El anciano del quinto piso –para qué engañarse – siempre fue muy particular, pero su estrafalaria conducta comenzó a emitir señales clínicas hace unos ocho años, cuando un senegalés alquiló un apartamento en el octavo piso. El senegalés era un señor educado, amable y cordial, pero el anciano del quinto piso, en sus catalinarias de portal, le acusó furibundamente de ser la avanzadilla de una invasión en toda regla. El bloque de viviendas iba a quedar en manos de los negros. El virus Ébola estaba a punto de infiltrarse en los buzones de correos. La integridad sexual de nuestras mujeres e hijos se encontraba en peligro. Y nuestras costumbres ancestrales (ver Sálvame de Lux todos los sábados, por ejemplo) y nuestra propia identidad cultural (¡el baile de magos!) quedarían desnaturalizadas. Pronto todos, sin darnos cuenta, hablaríamos wolof. Al cabo de un par de años el senegalés regresó a su país, pero el anciano del quinto piso nos deparaba más sorpresas.
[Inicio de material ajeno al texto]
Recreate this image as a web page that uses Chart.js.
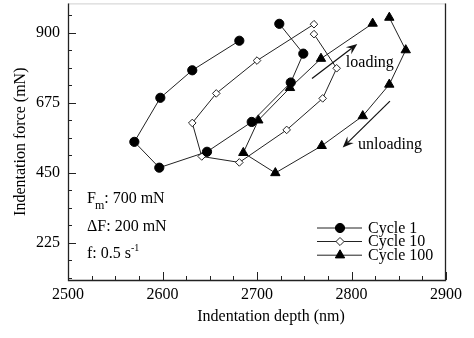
<!DOCTYPE html>
<html>
<head>
<meta charset="utf-8">
<script src="https://cdn.jsdelivr.net/npm/chart.js"></script>
<style>
html,body{margin:0;padding:0;background:#fff;overflow:hidden;}
#wrap{width:474px;height:341px;margin-top:-3px;position:relative;}
</style>
</head>
<body>
<div id="wrap"><canvas id="c"></canvas></div>
<script>
// ---- data ----
const cycle1X   = [2723.6, 2749.0, 2735.7, 2694.4, 2647.1, 2596.6, 2570.2, 2597.7, 2631.5, 2681.3];
const cycle1Y   = [929.4, 833.5, 740.8, 614.0, 518.1, 467.0, 550.0, 691.6, 780.0, 875.0];
const cycle10X  = [2760.3, 2784.3, 2769.5, 2731.4, 2681.3, 2641.5, 2631.5, 2656.9, 2700.0, 2760.3];
const cycle10Y  = [896.2, 786.5, 689.7, 588.4, 483.9, 503.1, 610.8, 705.7, 811.2, 928.1];
const cycle100X = [2840.0, 2857.4, 2840.0, 2811.9, 2768.5, 2719.4, 2685.5, 2701.4, 2734.9, 2767.7, 2822.4];
const cycle100Y = [949.5, 845.0, 734.4, 633.1, 537.3, 450.0, 514.9, 619.4, 723.6, 817.5, 930.4];
const seriesLabels = ['Cycle 1', 'Cycle 10', 'Cycle 100'];
const xTickLabels = [2500, 2600, 2700, 2800, 2900];
const yTickLabels = [225, 450, 675, 900];
const xMinorStep = 25;
const yMinorStep = 56.25;
const xRange = [2500, 2900];
const yRange = [106, 995];
const xTitle = 'Indentation depth (nm)';
const yTitle = 'Indentation force (mN)';
// arrows (data coords): [x1, y1, x2, y2]
const loadingArrow   = [2758.2, 753.6, 2806.1, 864.2];
const unloadingArrow = [2840.7, 681.1, 2790.7, 531.8];
const loadingText   = {x: 2794, y: 803.5, text: 'loading'};
const unloadingText = {x: 2806.9, y: 540.5, text: 'unloading'};

const FONT = '"Liberation Serif", "DejaVu Serif", serif';

function pts(xs, ys){ return xs.map((v,i)=>({x:v, y:ys[i]})); }

const styles = [
  {pointStyle:'circle',   pointRadius:4.6, pointBackgroundColor:'#000', pointBorderColor:'#000'},
  {pointStyle:'rectRot',  pointRadius:3.8, pointBackgroundColor:'#fff', pointBorderColor:'#222'},
  {pointStyle:'triangle', pointRadius:5.4, pointBackgroundColor:'#000', pointBorderColor:'#000'}
];

function drawMarker(ctx, style, x, y){
  ctx.save();
  ctx.fillStyle = style.pointBackgroundColor;
  ctx.strokeStyle = style.pointBorderColor;
  ctx.lineWidth = 1;
  const r = style.pointRadius;
  ctx.beginPath();
  if (style.pointStyle === 'circle') {
    ctx.arc(x, y, r, 0, Math.PI*2);
  } else if (style.pointStyle === 'rectRot') {
    const d = r*Math.SQRT2*0.75;
    ctx.moveTo(x, y-d); ctx.lineTo(x+d, y); ctx.lineTo(x, y+d); ctx.lineTo(x-d, y); ctx.closePath();
  } else {
    ctx.moveTo(x, y-r); ctx.lineTo(x + r*0.866, y + r/2); ctx.lineTo(x - r*0.866, y + r/2); ctx.closePath();
  }
  ctx.fill(); ctx.stroke();
  ctx.restore();
}

function arrow(ctx, x1, y1, x2, y2){
  ctx.save();
  ctx.strokeStyle = '#111'; ctx.fillStyle = '#111'; ctx.lineWidth = 1.2;
  const ang = Math.atan2(y2-y1, x2-x1);
  const L = 11, W = 4.5, N = 7;
  ctx.beginPath(); ctx.moveTo(x1, y1);
  ctx.lineTo(x2 - Math.cos(ang)*N, y2 - Math.sin(ang)*N); ctx.stroke();
  const c = Math.cos(ang), s = Math.sin(ang);
  ctx.beginPath();
  ctx.moveTo(x2, y2);
  ctx.lineTo(x2 - c*L - s*W, y2 - s*L + c*W);
  ctx.lineTo(x2 - c*N, y2 - s*N);
  ctx.lineTo(x2 - c*L + s*W, y2 - s*L - c*W);
  ctx.closePath(); ctx.fill();
  ctx.restore();
}

const decor = {
  id: 'decor',
  afterDraw(chart){
    const {ctx, chartArea:a, scales:{x, y}} = chart;
    ctx.save();
    // frame
    ctx.lineWidth = 1;
    ctx.strokeStyle = '#cfcfcf';
    ctx.beginPath(); ctx.moveTo(a.left, a.top+0.5); ctx.lineTo(a.right, a.top+0.5); ctx.stroke();
    ctx.strokeStyle = '#222';
    ctx.lineWidth = 1.3;
    ctx.beginPath();
    ctx.moveTo(a.left+0.5, a.top); ctx.lineTo(a.left+0.5, a.bottom+0.5);
    ctx.lineTo(a.right-0.5, a.bottom+0.5); ctx.lineTo(a.right-0.5, a.top);
    ctx.stroke();
    // inside ticks
    ctx.lineWidth = 1;
    ctx.beginPath();
    for (let v = xRange[0]; v <= xRange[1] + 1e-6; v += xMinorStep) {
      const px = Math.round(x.getPixelForValue(v)) + 0.5;
      const major = xTickLabels.includes(v);
      ctx.moveTo(px, a.bottom); ctx.lineTo(px, a.bottom - (major ? 8 : 4));
    }
    for (let v = yMinorStep; v <= yRange[1]; v += yMinorStep) {
      if (v < yRange[0]) continue;
      const py = Math.round(y.getPixelForValue(v)) + 0.5;
      const major = yTickLabels.includes(v);
      ctx.moveTo(a.left, py); ctx.lineTo(a.left + (major ? 8 : 4), py);
    }
    ctx.stroke();

    // axis titles
    ctx.fillStyle = '#000';
    ctx.font = '16px ' + FONT;
    ctx.textAlign = 'center'; ctx.textBaseline = 'middle';
    ctx.fillText(xTitle, (a.left + a.right)/2 + 14, a.bottom + 37);
    ctx.save();
    ctx.translate(21, (a.top + a.bottom)/2);
    ctx.rotate(-Math.PI/2);
    ctx.fillText(yTitle, 0, 0);
    ctx.restore();

    // annotation texts (parameters)
    ctx.textAlign = 'left'; ctx.textBaseline = 'middle';
    const tx = a.left + 19;
    let py = y.getPixelForValue(368);
    ctx.font = '16px ' + FONT;
    ctx.fillText('F', tx, py);
    let w = ctx.measureText('F').width;
    ctx.font = '12px ' + FONT;
    ctx.fillText('m', tx + w - 1, py + 7);
    const wm = ctx.measureText('m').width;
    ctx.font = '16px ' + FONT;
    ctx.fillText(': 700 mN', tx + w - 1 + wm, py);
    py = y.getPixelForValue(276);
    ctx.fillText('\u0394F: 200 mN', tx, py);
    py = y.getPixelForValue(189);
    ctx.fillText('f: 0.5 s', tx, py);
    w = ctx.measureText('f: 0.5 s').width;
    ctx.font = '10px ' + FONT;
    ctx.fillText('-1', tx + w, py - 6);

    // arrows + labels
    arrow(ctx, x.getPixelForValue(loadingArrow[0]), y.getPixelForValue(loadingArrow[1]),
               x.getPixelForValue(loadingArrow[2]), y.getPixelForValue(loadingArrow[3]));
    arrow(ctx, x.getPixelForValue(unloadingArrow[0]), y.getPixelForValue(unloadingArrow[1]),
               x.getPixelForValue(unloadingArrow[2]), y.getPixelForValue(unloadingArrow[3]));
    ctx.font = '16px ' + FONT;
    ctx.fillStyle = '#000';
    ctx.fillText(loadingText.text, x.getPixelForValue(loadingText.x), y.getPixelForValue(loadingText.y));
    ctx.fillText(unloadingText.text, x.getPixelForValue(unloadingText.x), y.getPixelForValue(unloadingText.y));

    // legend
    const lx0 = a.left + 249, lx1 = a.left + 294, lm = a.left + 272, ltx = a.left + 300;
    const rows = [a.bottom - 52.5, a.bottom - 39, a.bottom - 25.3];
    chart.data.datasets.forEach((ds, i) => {
      ctx.strokeStyle = '#222'; ctx.lineWidth = 1;
      ctx.beginPath(); ctx.moveTo(lx0, rows[i] + 0.5); ctx.lineTo(lx1, rows[i] + 0.5); ctx.stroke();
      drawMarker(ctx, styles[i], lm, rows[i] + 0.5);
      ctx.fillStyle = '#000'; ctx.font = '16px ' + FONT;
      ctx.textAlign = 'left'; ctx.textBaseline = 'middle';
      ctx.fillText(ds.label, ltx, rows[i] + 1);
    });
    ctx.restore();
  }
};

const datasets = [
  pts(cycle1X, cycle1Y), pts(cycle10X, cycle10Y), pts(cycle100X, cycle100Y)
].map((d, i) => Object.assign({
  label: seriesLabels[i],
  data: d,
  showLine: true,
  borderColor: '#222',
  borderWidth: 1,
  pointBorderWidth: 1,
  tension: 0
}, styles[i]));

function zeroPad(s){ s.paddingLeft = 0; s.paddingRight = 0; s.paddingTop = 0; s.paddingBottom = 0; }

new Chart(document.getElementById('c'), {
  type: 'scatter',
  data: { datasets },
  options: {
    responsive: true,
    maintainAspectRatio: false,
    animation: false,
    layout: { padding: { left: 0, right: 28, top: 1, bottom: 0 } },
    plugins: { legend: { display: false }, tooltip: { enabled: false } },
    scales: {
      x: {
        type: 'linear', min: xRange[0], max: xRange[1],
        grid: { display: false, drawTicks: false }, border: { display: false },
        afterBuildTicks(s){ s.ticks = xTickLabels.map(v => ({value: v})); },
        afterFit(s){ s.height = 58; zeroPad(s); },
        ticks: { color: '#000', font: { family: FONT, size: 16 }, padding: 5, maxRotation: 0,
                 callback: v => String(v) }
      },
      y: {
        type: 'linear', min: yRange[0], max: yRange[1],
        grid: { display: false, drawTicks: false }, border: { display: false },
        afterBuildTicks(s){ s.ticks = yTickLabels.map(v => ({value: v})); },
        afterFit(s){ s.width = 68; zeroPad(s); },
        ticks: { color: '#000', font: { family: FONT, size: 16 }, padding: 8,
                 callback: v => String(v) }
      }
    }
  },
  plugins: [decor]
});
</script>
</body>
</html>
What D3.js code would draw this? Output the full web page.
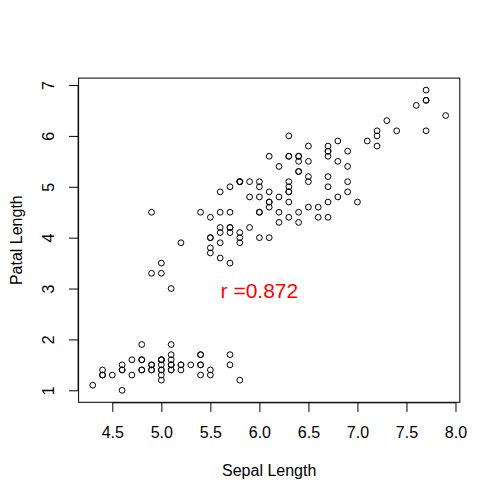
<!DOCTYPE html>
<html>
<head>
<meta charset="utf-8">
<script src="https://cdn.jsdelivr.net/npm/d3@7"></script>
<style>
  html, body { margin: 0; padding: 0; background: #fff; }
  svg { display: block; font-family: "Liberation Sans", Arial, sans-serif; }
</style>
</head>
<body>
<svg id="chart" width="500" height="500"></svg>
<script>
// Iris data: sepal length and petal length (150 flowers)
const sepalLength = [
  5.1,4.9,4.7,4.6,5.0,5.4,4.6,5.0,4.4,4.9,5.4,4.8,4.8,4.3,5.8,5.7,5.4,5.1,5.7,5.1,
  5.4,5.1,4.6,5.1,4.8,5.0,5.0,5.2,5.2,4.7,4.8,5.4,5.2,5.5,4.9,5.0,5.5,4.9,4.4,5.1,
  5.0,4.5,4.4,5.0,5.1,4.8,5.1,4.6,5.3,5.0,
  7.0,6.4,6.9,5.5,6.5,5.7,6.3,4.9,6.6,5.2,5.0,5.9,6.0,6.1,5.6,6.7,5.6,5.8,6.2,5.6,
  5.9,6.1,6.3,6.1,6.4,6.6,6.8,6.7,6.0,5.7,5.5,5.5,5.8,6.0,5.4,6.0,6.7,6.3,5.6,5.5,
  5.5,6.1,5.8,5.0,5.6,5.7,5.7,6.2,5.1,5.7,
  6.3,5.8,7.1,6.3,6.5,7.6,4.9,7.3,6.7,7.2,6.5,6.4,6.8,5.7,5.8,6.4,6.5,7.7,7.7,6.0,
  6.9,5.6,7.7,6.3,6.7,7.2,6.2,6.1,6.4,7.2,7.4,7.9,6.4,6.3,6.1,7.7,6.3,6.4,6.0,6.9,
  6.7,6.9,5.8,6.8,6.7,6.7,6.3,6.5,6.2,5.9
];
const petalLength = [
  1.4,1.4,1.3,1.5,1.4,1.7,1.4,1.5,1.4,1.5,1.5,1.6,1.4,1.1,1.2,1.5,1.3,1.4,1.7,1.5,
  1.7,1.5,1.0,1.7,1.9,1.6,1.6,1.5,1.4,1.6,1.6,1.5,1.5,1.4,1.5,1.2,1.3,1.4,1.3,1.5,
  1.3,1.3,1.3,1.6,1.9,1.4,1.6,1.4,1.5,1.4,
  4.7,4.5,4.9,4.0,4.6,4.5,4.7,3.3,4.6,3.9,3.5,4.2,4.0,4.7,3.6,4.4,4.5,4.1,4.5,3.9,
  4.8,4.0,4.9,4.7,4.3,4.4,4.8,5.0,4.5,3.5,3.8,3.7,3.9,5.1,4.5,4.5,4.7,4.4,4.1,4.0,
  4.4,4.6,4.0,3.3,4.2,4.2,4.2,4.3,3.0,4.1,
  6.0,5.1,5.9,5.6,5.8,6.6,4.5,6.3,5.8,6.1,5.1,5.3,5.5,5.0,5.1,5.3,5.5,6.7,6.9,5.0,
  5.7,4.9,6.7,4.9,5.7,6.0,4.8,4.9,5.6,5.8,6.1,6.4,5.6,5.1,5.6,6.1,5.6,5.5,4.8,5.4,
  5.6,5.1,5.1,5.9,5.7,5.2,5.0,5.2,5.4,5.1
];
const xTicks = [4.5, 5.0, 5.5, 6.0, 6.5, 7.0, 7.5, 8.0];
const xTickLabels = ["4.5", "5.0", "5.5", "6.0", "6.5", "7.0", "7.5", "8.0"];
const yTicks = [1, 2, 3, 4, 5, 6, 7];
const yTickLabels = ["1", "2", "3", "4", "5", "6", "7"];
const xLabel = "Sepal Length";
const yLabel = "Patal Length";
const annotation = { x: 6, y: 3, text: "r =0.872" };

(function () {
const svg = d3.select("#chart");
const pLeft = 78.6, pRight = 459.8, pTop = 78.1, pBottom = 402.3;

// R-style 4% range extension
const xMin = d3.min(sepalLength), xMax = d3.max(sepalLength);
const yMin = d3.min(petalLength), yMax = d3.max(petalLength);
const xPad = (xMax - xMin) * 0.04, yPad = (yMax - yMin) * 0.04;
const x = d3.scaleLinear().domain([xMin - xPad, xMax + xPad]).range([pLeft, pRight]);
const y = d3.scaleLinear().domain([yMin - yPad, yMax + yPad]).range([pBottom, pTop]);

// box
svg.append("rect")
  .attr("x", pLeft).attr("y", pTop)
  .attr("width", pRight - pLeft).attr("height", pBottom - pTop)
  .attr("fill", "none").attr("stroke", "#000").attr("stroke-width", 1);

// x axis
const xAxis = d3.axisBottom(x).tickValues(xTicks)
  .tickFormat((d, i) => xTickLabels[i]).tickSizeOuter(0).tickSize(9.6).tickPadding(0);
const gx = svg.append("g").attr("transform", `translate(0,${pBottom})`).call(xAxis);
gx.select(".domain")
  .attr("d", `M${x(xTicks[0])},0.5H${x(xTicks[xTicks.length - 1])}`)
  .attr("stroke", "#000").attr("stroke-width", 1);
gx.selectAll(".tick line").attr("stroke", "#000");
gx.selectAll(".tick text")
  .attr("y", 36).attr("dy", null)
  .attr("font-size", 16).attr("font-family", "Liberation Sans, Arial, sans-serif")
  .attr("fill", "#000");

// y axis
const yAxis = d3.axisLeft(y).tickValues(yTicks)
  .tickFormat((d, i) => yTickLabels[i]).tickSizeOuter(0).tickSize(9.6).tickPadding(0);
const gy = svg.append("g").attr("transform", `translate(${pLeft},0)`).call(yAxis);
gy.select(".domain")
  .attr("d", `M-0.5,${y(yTicks[0])}V${y(yTicks[yTicks.length - 1])}`)
  .attr("stroke", "#000").attr("stroke-width", 1);
gy.selectAll(".tick line").attr("stroke", "#000");
gy.selectAll(".tick text")
  .attr("x", null).attr("dy", null)
  .attr("transform", "translate(-24.6,0) rotate(-90)")
  .attr("text-anchor", "middle")
  .attr("font-size", 16).attr("font-family", "Liberation Sans, Arial, sans-serif")
  .attr("fill", "#000");

// axis titles
svg.append("text")
  .attr("x", (pLeft + pRight) / 2).attr("y", 476)
  .attr("text-anchor", "middle").attr("font-size", 16).attr("fill", "#000")
  .text(xLabel);
svg.append("text")
  .attr("transform", `translate(21.5,${(pTop + pBottom) / 2}) rotate(-90)`)
  .attr("text-anchor", "middle").attr("font-size", 16).attr("fill", "#000")
  .text(yLabel);

// points
svg.append("g").selectAll("circle")
  .data(sepalLength.map((d, i) => [d, petalLength[i]]))
  .join("circle")
  .attr("cx", d => x(d[0])).attr("cy", d => y(d[1]))
  .attr("r", 2.9)
  .attr("fill", "none").attr("stroke", "#000").attr("stroke-width", 1);

// annotation
svg.append("text")
  .attr("x", x(annotation.x)).attr("y", y(annotation.y) + 9)
  .attr("text-anchor", "middle").attr("font-size", 21).attr("fill", "#ff0000")
  .text(annotation.text);
})();
</script>
</body>
</html>
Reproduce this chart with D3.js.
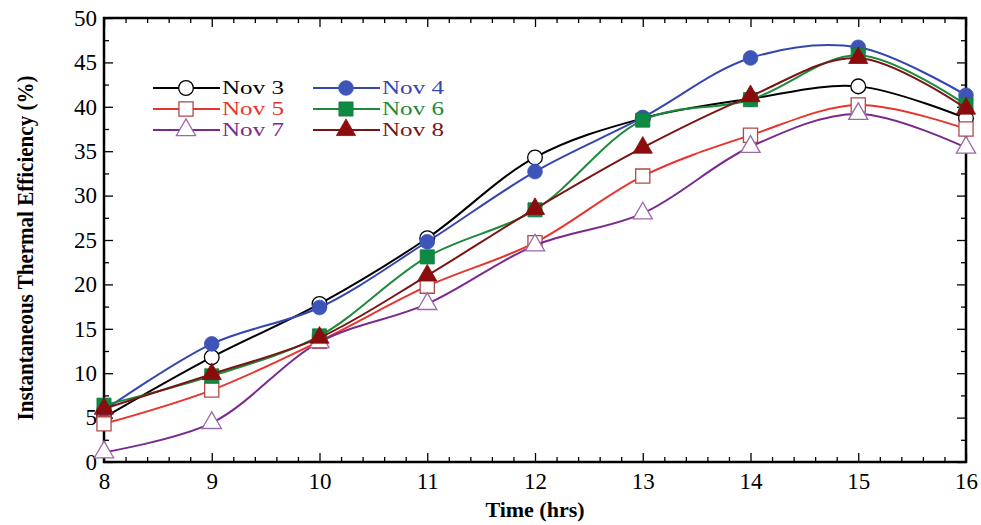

Una mañana anodina apareció un nuevo dazibao. El redactor, que siempre fue muy patriota, reclamaba ahora como única y definitiva solución para los males del vecindario declarar nuestro bloque de viviendas como Estado independiente. A los pusilánimes que no lo vieran claro se les precisaba que las riquezas evidentes u ocultas desde el portal de la calle hasta el último piso eran virtualmente infinitas. En cada escalón se escondía un tesoro indescriptible gracias al cual podríamos vivir sin apenas pegar chapa. Los que no compartiesen este singular anhelo, tan lúcidamente argumentado, solo podrían pertenecer a dos grupos inequívocos: los idiotas y los miserables. El tono de sus demandas – y la zafiedad de los insultos — fue subiendo a los cielos de la libertad mientras la sintaxis descendía a profundidades mongoloides. Por último ha lanzado una tremebunda campaña contra el administrador de la comunidad, al que siempre había encontrado alto, guapo y rubio como la cerveza aborigen. Ahora era bajito, poco agraciado y se dedicaba a exportar enchiladas ilegalmente. Los más informados advierten que el administrador de la finca le ha dicho que no puede subir el volumen de su transistor y el viejo, enfurecido, ha jurado venganza. El anciano se pasa el día oyendo la radio y gritando ¡libertad!, ¡libertad!, ¡libertad! mientras sus perros se hartan de friskis y aullan como locos.